The HotSpot JVM in Java 1.7 separates the heap into a few spaces, and the relevant ones for this discussion are:

  • Eden, where new objects go
  • Survivor, where objects go if they're needed after Eden is GC'ed

When you allocate a new object, it's simply appended into the Eden space. Once Eden is full, it's cleaned in what's known as a "minor collection." Objects in Eden that are still reachable are copied to Survivor, and then Eden is wiped (thus collecting any objects that weren't copied over).

What you want is to fill up Eden, not the heap as a whole.

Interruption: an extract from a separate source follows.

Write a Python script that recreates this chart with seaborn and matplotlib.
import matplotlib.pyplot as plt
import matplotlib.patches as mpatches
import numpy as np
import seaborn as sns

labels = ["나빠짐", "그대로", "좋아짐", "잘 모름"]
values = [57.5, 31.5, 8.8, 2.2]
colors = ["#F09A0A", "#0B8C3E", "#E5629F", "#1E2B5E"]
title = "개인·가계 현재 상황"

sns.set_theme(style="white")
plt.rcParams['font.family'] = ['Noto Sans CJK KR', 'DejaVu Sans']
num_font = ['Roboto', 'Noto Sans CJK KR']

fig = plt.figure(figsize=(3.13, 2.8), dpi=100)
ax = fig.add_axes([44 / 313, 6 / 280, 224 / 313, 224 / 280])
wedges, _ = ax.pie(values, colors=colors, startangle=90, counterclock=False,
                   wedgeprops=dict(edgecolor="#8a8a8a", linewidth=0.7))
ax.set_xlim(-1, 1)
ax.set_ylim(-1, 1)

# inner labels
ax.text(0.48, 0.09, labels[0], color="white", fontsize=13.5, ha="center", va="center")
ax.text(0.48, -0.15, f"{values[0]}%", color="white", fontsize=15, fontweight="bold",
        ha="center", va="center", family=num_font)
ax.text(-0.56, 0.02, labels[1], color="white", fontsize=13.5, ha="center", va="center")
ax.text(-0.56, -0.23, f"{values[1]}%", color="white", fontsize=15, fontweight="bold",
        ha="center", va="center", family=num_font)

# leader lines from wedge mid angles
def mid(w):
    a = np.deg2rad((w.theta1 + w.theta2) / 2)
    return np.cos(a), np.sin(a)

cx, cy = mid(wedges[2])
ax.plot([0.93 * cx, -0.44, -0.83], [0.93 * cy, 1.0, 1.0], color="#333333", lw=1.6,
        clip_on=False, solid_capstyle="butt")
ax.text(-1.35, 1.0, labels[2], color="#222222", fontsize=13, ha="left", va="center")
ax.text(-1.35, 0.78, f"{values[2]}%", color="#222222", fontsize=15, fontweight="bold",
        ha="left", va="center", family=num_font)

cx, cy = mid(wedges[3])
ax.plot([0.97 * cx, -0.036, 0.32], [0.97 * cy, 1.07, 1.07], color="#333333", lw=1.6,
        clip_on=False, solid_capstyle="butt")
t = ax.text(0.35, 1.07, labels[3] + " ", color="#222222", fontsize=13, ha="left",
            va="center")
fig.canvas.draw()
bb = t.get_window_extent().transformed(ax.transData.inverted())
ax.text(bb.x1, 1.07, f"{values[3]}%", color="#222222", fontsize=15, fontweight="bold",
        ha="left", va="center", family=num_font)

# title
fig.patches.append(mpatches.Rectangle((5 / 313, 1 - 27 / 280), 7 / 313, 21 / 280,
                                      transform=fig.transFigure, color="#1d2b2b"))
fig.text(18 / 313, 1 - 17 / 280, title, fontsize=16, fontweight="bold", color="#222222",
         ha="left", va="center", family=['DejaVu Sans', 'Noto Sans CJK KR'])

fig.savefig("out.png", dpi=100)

For example, take this simple app:

public class Heaps {
  public static void main(String[] args) {
    Object probe = new Object();
    for (;;) {
      Object o = new Object();
      if (o.hashCode() == probe.hashCode()) {
        System.out.print(".");
      }
    }
  }
}

The probe stuff is just there to make sure the JVM can't optimize away the loop; the repeated new Object() is really what we're after. If you run this with the default JVM options, you'll get a graph like the one you saw. Objects are allocated on Eden, which is just a small fraction of the overall heap. Once Eden is full, it triggers a minor collection, which wipes out all those new objects and brings the heap usage down to its "baseline," close to 0.

So, how do you fill up the whole heap? Set Eden to be very big! Oracle publishes its heap tuning parameters, and the two that are relevant here are -XX:NewSize and -XX:MaxNewSize. When I ran the above program with -Xms9g -XX:NewSize=8g -XX:MaxNewSize=8g, I got something closer to what you expected.

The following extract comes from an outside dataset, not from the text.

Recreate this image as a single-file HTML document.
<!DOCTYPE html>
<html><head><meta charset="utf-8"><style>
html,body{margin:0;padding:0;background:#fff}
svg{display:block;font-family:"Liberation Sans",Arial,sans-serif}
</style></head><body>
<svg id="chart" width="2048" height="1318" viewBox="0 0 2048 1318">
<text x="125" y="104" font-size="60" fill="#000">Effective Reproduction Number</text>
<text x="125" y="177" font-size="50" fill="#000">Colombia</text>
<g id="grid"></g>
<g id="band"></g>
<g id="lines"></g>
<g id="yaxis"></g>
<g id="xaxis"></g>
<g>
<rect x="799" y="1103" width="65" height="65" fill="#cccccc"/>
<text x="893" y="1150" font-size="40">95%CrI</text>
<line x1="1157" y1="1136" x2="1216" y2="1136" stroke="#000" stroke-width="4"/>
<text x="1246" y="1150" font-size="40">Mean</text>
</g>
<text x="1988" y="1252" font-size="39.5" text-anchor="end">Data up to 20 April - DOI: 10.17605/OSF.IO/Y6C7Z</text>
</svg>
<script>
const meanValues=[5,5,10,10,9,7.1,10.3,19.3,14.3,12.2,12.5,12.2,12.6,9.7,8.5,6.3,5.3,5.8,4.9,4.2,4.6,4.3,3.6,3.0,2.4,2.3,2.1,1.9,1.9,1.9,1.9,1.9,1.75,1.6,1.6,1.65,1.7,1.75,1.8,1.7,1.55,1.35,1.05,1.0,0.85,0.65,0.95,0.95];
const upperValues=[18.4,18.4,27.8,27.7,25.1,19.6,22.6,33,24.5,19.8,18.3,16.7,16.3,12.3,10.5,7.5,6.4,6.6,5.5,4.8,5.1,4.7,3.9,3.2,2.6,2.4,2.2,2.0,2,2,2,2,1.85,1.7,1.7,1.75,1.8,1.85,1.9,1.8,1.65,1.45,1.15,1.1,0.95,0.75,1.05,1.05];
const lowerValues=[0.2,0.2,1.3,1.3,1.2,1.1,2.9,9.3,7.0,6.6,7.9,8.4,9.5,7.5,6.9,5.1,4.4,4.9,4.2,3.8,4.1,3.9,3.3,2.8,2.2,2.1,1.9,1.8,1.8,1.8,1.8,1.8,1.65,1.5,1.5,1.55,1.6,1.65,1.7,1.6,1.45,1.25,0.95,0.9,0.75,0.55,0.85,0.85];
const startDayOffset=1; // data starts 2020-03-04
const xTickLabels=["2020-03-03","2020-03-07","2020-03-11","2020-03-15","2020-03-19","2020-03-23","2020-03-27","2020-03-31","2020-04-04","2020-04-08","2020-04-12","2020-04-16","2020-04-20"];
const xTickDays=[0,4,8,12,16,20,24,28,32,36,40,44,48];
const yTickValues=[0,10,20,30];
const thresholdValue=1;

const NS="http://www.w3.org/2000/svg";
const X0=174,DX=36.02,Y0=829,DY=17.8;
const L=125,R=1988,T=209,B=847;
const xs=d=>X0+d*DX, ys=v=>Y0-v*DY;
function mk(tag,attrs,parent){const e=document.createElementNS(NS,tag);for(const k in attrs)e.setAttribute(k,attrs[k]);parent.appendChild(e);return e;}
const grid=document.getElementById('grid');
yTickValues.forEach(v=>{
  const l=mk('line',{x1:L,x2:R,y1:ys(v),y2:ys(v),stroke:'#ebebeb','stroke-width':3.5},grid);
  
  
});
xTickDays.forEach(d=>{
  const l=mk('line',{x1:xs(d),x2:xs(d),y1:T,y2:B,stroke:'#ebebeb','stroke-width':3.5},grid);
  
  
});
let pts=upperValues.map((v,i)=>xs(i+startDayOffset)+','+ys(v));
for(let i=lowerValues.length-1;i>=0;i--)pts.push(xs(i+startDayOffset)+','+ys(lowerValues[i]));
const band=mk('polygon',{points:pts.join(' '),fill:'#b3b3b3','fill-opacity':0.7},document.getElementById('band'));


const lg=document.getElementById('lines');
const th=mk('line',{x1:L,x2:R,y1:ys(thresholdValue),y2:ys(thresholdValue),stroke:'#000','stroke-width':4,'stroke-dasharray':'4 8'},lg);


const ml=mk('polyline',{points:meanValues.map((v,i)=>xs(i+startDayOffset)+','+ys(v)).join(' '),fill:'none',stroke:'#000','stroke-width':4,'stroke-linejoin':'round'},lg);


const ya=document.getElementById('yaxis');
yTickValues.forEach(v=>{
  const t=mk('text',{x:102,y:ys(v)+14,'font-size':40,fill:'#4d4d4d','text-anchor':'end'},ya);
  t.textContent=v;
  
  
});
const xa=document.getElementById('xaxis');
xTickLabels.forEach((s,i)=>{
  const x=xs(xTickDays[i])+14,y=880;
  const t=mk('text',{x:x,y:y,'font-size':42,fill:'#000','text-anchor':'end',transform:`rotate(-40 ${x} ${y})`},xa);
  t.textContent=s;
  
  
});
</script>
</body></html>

enter image description here

In one run, this used up nearly all of the heap, and all of the Eden space I specified; subsequent runs only took up a fraction of the Eden I specified, as you can see here. I'm not quite sure why this is.

VisualVM has a plugin called Visual GC that lets you see more details about your heap. Here's a screen shot from mine, taken at just the right moment that shows Eden nearly full, while the old space is pretty much empty (since none of those new Object()s in the loop survive Eden collections).

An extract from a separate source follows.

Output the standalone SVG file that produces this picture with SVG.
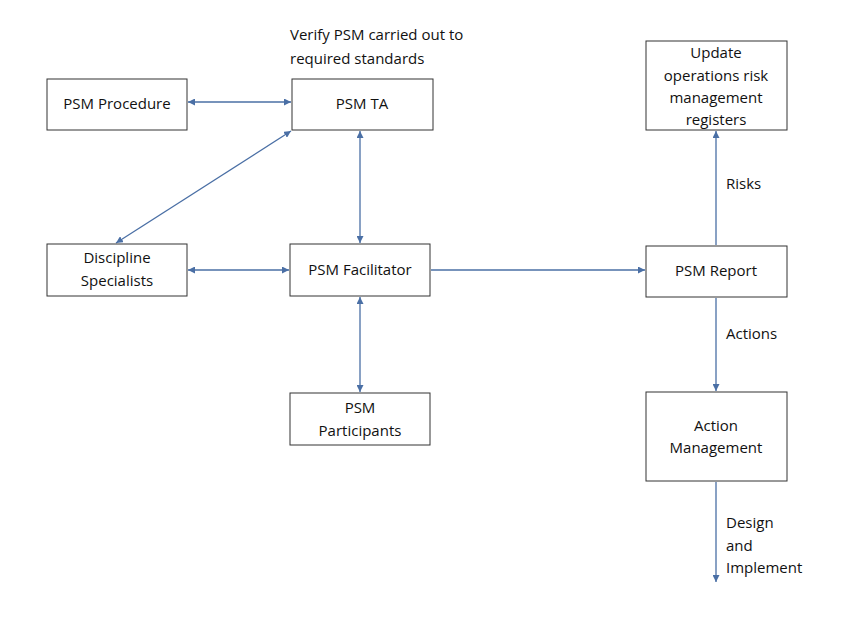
<svg xmlns="http://www.w3.org/2000/svg" width="862" height="617" viewBox="0 0 862 617">
<style>
rect{fill:#fff;stroke:#333;stroke-width:1}
text{font-family:"Open Sans","Liberation Sans",sans-serif;font-size:15px;fill:#111}
.c{text-anchor:middle}
#conn line{stroke:#4a6fa5;stroke-width:1.3;marker-end:url(#a)}
#conn line.b{marker-start:url(#s)}
</style>
<defs>
<marker id="a" viewBox="0 0 10 10" refX="10" refY="5" markerWidth="7" markerHeight="7" orient="auto" markerUnits="userSpaceOnUse"><path d="M0,0L10,5L0,10z" fill="#4a6fa5"/></marker>
<marker id="s" viewBox="0 0 10 10" refX="0" refY="5" markerWidth="7" markerHeight="7" orient="auto" markerUnits="userSpaceOnUse"><path d="M10,0L0,5L10,10z" fill="#4a6fa5"/></marker>
</defs>
<rect x="0" y="0" width="862" height="617" style="stroke:none"/>
<g id="conn">
<line class="b" x1="188" y1="102" x2="291" y2="102"/>
<line class="b" x1="291" y1="131" x2="116" y2="243"/>
<line class="b" x1="360" y1="131" x2="360" y2="243"/>
<line class="b" x1="188" y1="270" x2="289" y2="270"/>
<line x1="431" y1="270" x2="645" y2="270"/>
<line class="b" x1="360" y1="297" x2="360" y2="392"/>
<line x1="716" y1="245" x2="716" y2="131"/>
<line x1="716" y1="298" x2="716" y2="391"/>
<line x1="716" y1="482" x2="716" y2="582"/>
</g>
<g id="procedure"><rect x="47" y="79" width="140" height="51"/><text class="c" x="117" y="109">PSM Procedure</text></g>
<g id="ta"><rect x="292" y="79" width="141" height="51"/><text class="c" x="362" y="109">PSM TA</text></g>
<g id="specialists"><rect x="47" y="244" width="140" height="52"/><text class="c" x="117" y="263">Discipline</text><text class="c" x="117" y="286">Specialists</text></g>
<g id="facilitator"><rect x="290" y="244" width="140" height="52"/><text class="c" x="360" y="275">PSM Facilitator</text></g>
<g id="participants"><rect x="290" y="393" width="140" height="52"/><text class="c" x="360" y="413">PSM</text><text class="c" x="360" y="436">Participants</text></g>
<g id="update"><rect x="646" y="41" width="141" height="89"/><text class="c" x="716" y="58">Update</text><text class="c" x="716" y="81">operations risk</text><text class="c" x="716" y="103">management</text><text class="c" x="716" y="125">registers</text></g>
<g id="report"><rect x="646" y="246" width="141" height="51"/><text class="c" x="716" y="276">PSM Report</text></g>
<g id="action"><rect x="646" y="392" width="141" height="89"/><text class="c" x="716" y="431">Action</text><text class="c" x="716" y="453">Management</text></g>
<g id="labels">
<text x="290" y="40">Verify PSM carried out to</text>
<text x="290" y="64">required standards</text>
<text x="726" y="189">Risks</text>
<text x="726" y="339">Actions</text>
<text x="726" y="528">Design</text>
<text x="726" y="551">and</text>
<text x="726" y="573">Implement</text>
</g>
</svg>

enter image description here

Community
  • 1
  • 1
yshavit
  • 42,327
  • 7
  • 87
  • 124
  • Thanks for the description... I was aware of Spaces, but what I still don't get: wouldn't it be more performant to reduce the GC frequency? In certain circumstances? – Franz Ebner Jun 10 '14 at 10:36
  • In certain circumstances, sure. That's why the people who designed the JVM provided and documented their heap tuning parameters. The defaults were picked to work against a broad set of general apps, and if you need to fine-tune them (e.g. to reduce GC frequency at the cost of more RAM), you can. – yshavit Jun 10 '14 at 10:42
  • That depends; if you reduce the frequency, that means you get less collections which are a lot more CPU intensive and thus are more likely to intrude with application response time. I've seen cases where the garbage collector is allowed to run only once per day and that can take a full hour to complete. – Gimby Jun 10 '14 at 10:44
  • @yshavit I've probably just missed something in the answer (or the question!), but why do "you want is to fill up Eden, not the heap as a whole." ? – matt freake Jun 10 '14 at 11:16
  • 1
    @Disco3 because The minor GC will happen when Eden is full, regardless of what the heap as a whole is doing. If Eden is 5% of your 100mb heap (it's more by default), and all your objects are short-lived (as in my example), you'll hit a GC after 5mb of files, and the other 95mb of heap will never be used -- precisely the sort of situation the OP's question seems to be. – yshavit Jun 10 '14 at 11:30
3

(I'll try to answer the question of "why" from a different angle here.)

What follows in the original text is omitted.